A deteriorating fiscal outlook Revenue shortfall

Assuming that a government shutdown is avoided in December and that the debt ceiling is raised before any payments are missed, the most important fiscal question for the next six months is whether there is enough political goodwill to negotiate a tax reform package. At the moment, all the major Republican players remain committed to the principle of reform, while Paul Ryan, the House Speaker, has given up on his controversial plan to introduce a destination-based cashflow tax along with a border adjustment tax in the hope of smoothing the path for more modest reforms and tax cuts. However, the so-called 'Bix Six' administration, House and Senate figures charged with leading the way on tax changes remain a long way apart on the details, including the size of corporate tax cuts, how much high earners should benefit from income tax cuts, and what type of base broadening and revenue raising measures, if any, should be included in the reform package.

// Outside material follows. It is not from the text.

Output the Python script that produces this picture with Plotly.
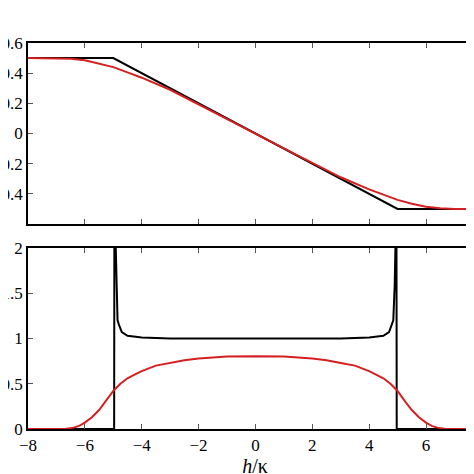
import plotly.graph_objects as go

h_top_black = [-8, -5, 5, 8]
m_top_black = [0.5, 0.5, -0.5, -0.5]

h_top_red = [-8, -7, -6.5, -6, -5.5, -5, -4.5, -4, -3, -2, -1, 0, 1, 2, 3, 4, 4.5, 5, 5.5, 6, 6.5, 7, 8]
m_top_red = [0.5, 0.5, 0.495, 0.485, 0.465, 0.44, 0.405, 0.37, 0.29, 0.195, 0.098, 0.0,
             -0.098, -0.195, -0.29, -0.37, -0.405, -0.44, -0.465, -0.485, -0.495, -0.5, -0.5]

h_bot_black = [-8, -4.97, -4.96, -4.9, -4.85, -4.8, -4.7, -4.5, -4, -3, 0, 3, 4, 4.5, 4.7, 4.8, 4.85, 4.9, 4.96, 4.97, 8]
d_bot_black = [0, 0, 2.6, 1.6, 1.2, 1.15, 1.07, 1.03, 1.01, 1.0, 1.0, 1.0, 1.01, 1.03, 1.07, 1.15, 1.2, 1.6, 2.6, 0, 0]

h_bot_red = [-8, -6.7, -6.4, -6.2, -6, -5.75, -5.5, -5.25, -5, -4.75, -4.5, -4.25, -4, -3.5, -3, -2.5, -2, -1, 0,
             1, 2, 2.5, 3, 3.5, 4, 4.25, 4.5, 4.75, 5, 5.25, 5.5, 5.75, 6, 6.2, 6.4, 6.7, 8]
d_bot_red = [0, 0, 0.015, 0.035, 0.07, 0.13, 0.21, 0.31, 0.42, 0.5, 0.56, 0.6, 0.64, 0.7, 0.73, 0.76, 0.78, 0.8, 0.805,
             0.8, 0.78, 0.76, 0.73, 0.7, 0.64, 0.6, 0.56, 0.5, 0.42, 0.31, 0.21, 0.13, 0.07, 0.035, 0.015, 0, 0]

x_ticks = [-8, -6, -4, -2, 0, 2, 4, 6, 8]
top_ticks = [0.6, 0.4, 0.2, 0, -0.2, -0.4, -0.6]
top_labels = ["0.6", "0.4", "0.2", "0", "−0.2", "−0.4", ""]
bot_ticks = [0, 0.5, 1, 1.5, 2]
bot_labels = ["0", "0.5", "1", "1.5", "2"]

red = "#d42020"
fig = go.Figure()
fig.add_trace(go.Scatter(x=h_top_black, y=m_top_black, mode="lines", line=dict(color="black", width=2), xaxis="x", yaxis="y"))
fig.add_trace(go.Scatter(x=h_top_red, y=m_top_red, mode="lines", line=dict(color=red, width=2), xaxis="x", yaxis="y"))
fig.add_trace(go.Scatter(x=h_bot_black, y=d_bot_black, mode="lines", line=dict(color="black", width=2), xaxis="x2", yaxis="y2"))
fig.add_trace(go.Scatter(x=h_bot_red, y=d_bot_red, mode="lines", line=dict(color=red, width=2), xaxis="x2", yaxis="y2"))

font = dict(family="'Liberation Serif', 'Times New Roman', serif", size=17, color="black")
ax = dict(showline=True, linecolor="black", linewidth=1.5, mirror="ticks", ticks="inside",
          ticklen=5, tickcolor="#555", showgrid=False, zeroline=False, automargin=False, tickfont=font)

fig.update_layout(
    width=474, height=474, showlegend=False,
    paper_bgcolor="white", plot_bgcolor="white",
    font=font,
    margin=dict(l=20, r=0, t=35, b=53),
    xaxis=dict(ax, domain=[0, 1], range=[-8, 7.97], tickvals=x_ticks, showticklabels=False, anchor="y"),
    yaxis=dict(ax, domain=[0.531, 1], range=[-0.6, 0.6], tickvals=top_ticks, ticktext=top_labels, anchor="x"),
    xaxis2=dict(ax, domain=[0, 1], range=[-8, 7.97], tickvals=x_ticks, anchor="y2",
                title=dict(text="<i>h</i>/κ", font=dict(font, size=20), standoff=0)),
    yaxis2=dict(ax, domain=[0, 0.469], range=[0, 2], tickvals=bot_ticks, ticktext=bot_labels, anchor="x2"),
)
fig.write_html("out.html")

These issues are not trivial. They will determine whether or not the tax proposals will represent genuine long-term growth enhancing reform, and how much structural damage they will do to the budget; each one percentage point reduction in the corporate tax rate is alone estimated to lower government revenue by $100 billion over ten years, though that is before any growth benefits are taken into account. Thus, if the statutory rate was lowered from 35% to 15%, up to an additional $2 trillion could be added to the cumulative projected deficits in the current budget window. Any tax cuts for individuals and pass-through enterprises would add to the cost significantly. Keeping in mind that the federal budget deficit has widened from around 2.5% of GDP in 2015 to around 3.5% today, and that the CBO is projecting that the structural deficit will balloon to more than 5% of GDP within the next decade even without any tax cuts, as revenue growth fails to keep up with spending growth (see Charts 1 and 2), the dangers are clear. In the 1980s and 2000s Republican majorities ignored budget neutrality when opportunities to slash taxes became available. We expect it to be no different this time, though we think the size of any package will be more moderate than Trump's initial proposals and the budget rules will be stretched as far as they can to create the impression of fiscal responsibility.